Tinha mais. Voltei ao teatro, atendendo convocação de um sol triunfante, e obtive algumas fotos, alguma vez convincentes.
De volta a Lyon, mais fotografia (noturna), compras e um jantar. Eu disse compras?
Uma portinha num impasse, só de restaurantes. A gente entra, o garçom vai logo tascando: reserva?
Eu Tinha, obra de uma brasileira estagiária do Mercure da estação. Que bom.
Após o champanha, os pratos foram se sucedendo vitoriosamente. Não sou desses que ficam por aí gostando de fígado.
Aquele estava maravilhoso. Juntamente com o peixe defumado e os queijos de fino extrato, compõe uma salada bastante popular entre os habituês, constatei.

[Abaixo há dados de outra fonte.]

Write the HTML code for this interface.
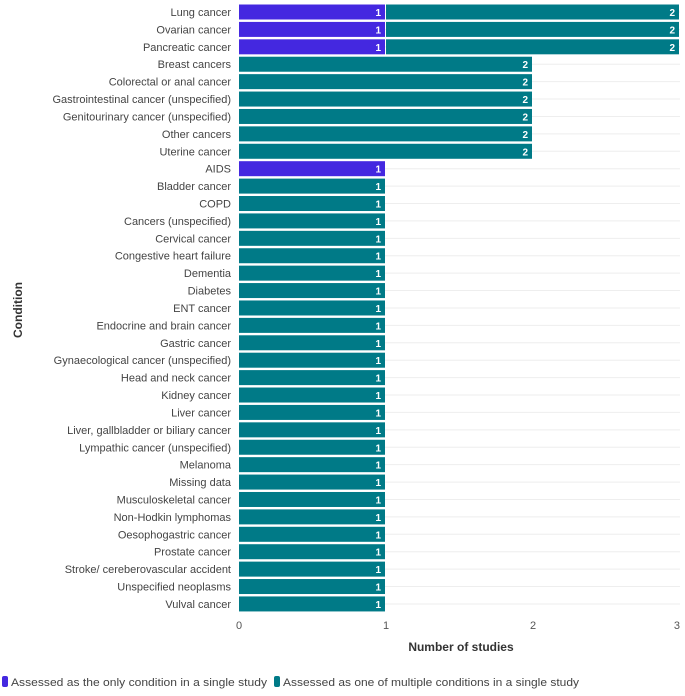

Depois, uma vitela alemã, fumegante, num prato em brasa. Aí eu estava pronto para o queijo, branco e cremoso.
No mico da noite, pedi a conta após o queijo, e fui advertido pela dona do bouchon acerca da sobremesa.
Torta típica, evidentemente fantástica.
Menti que sou brasileiro, à saída.
Eles acreditaram. Ganhei o champanha de brinde.
Que bom estar aqui.
Lyon, janeiro de 2007."

Amsterdam continues

Júlio, você falou sobre um restaurante em Volendã, e do "melhor bacalhau fresco da minha vida". E como é o nome desse restaurante?
Estou salivando só de pensar...
As visitas continuam. Mudei de hotel, estou no Eden. Os termos internet e free, juntos, me mostraram o quanto eu estava errado em ficar em outro hotel.
O tempo é de inverno, com muitos ventos. Então, farei uma ronda pelos museus desta pacata Amsterdã.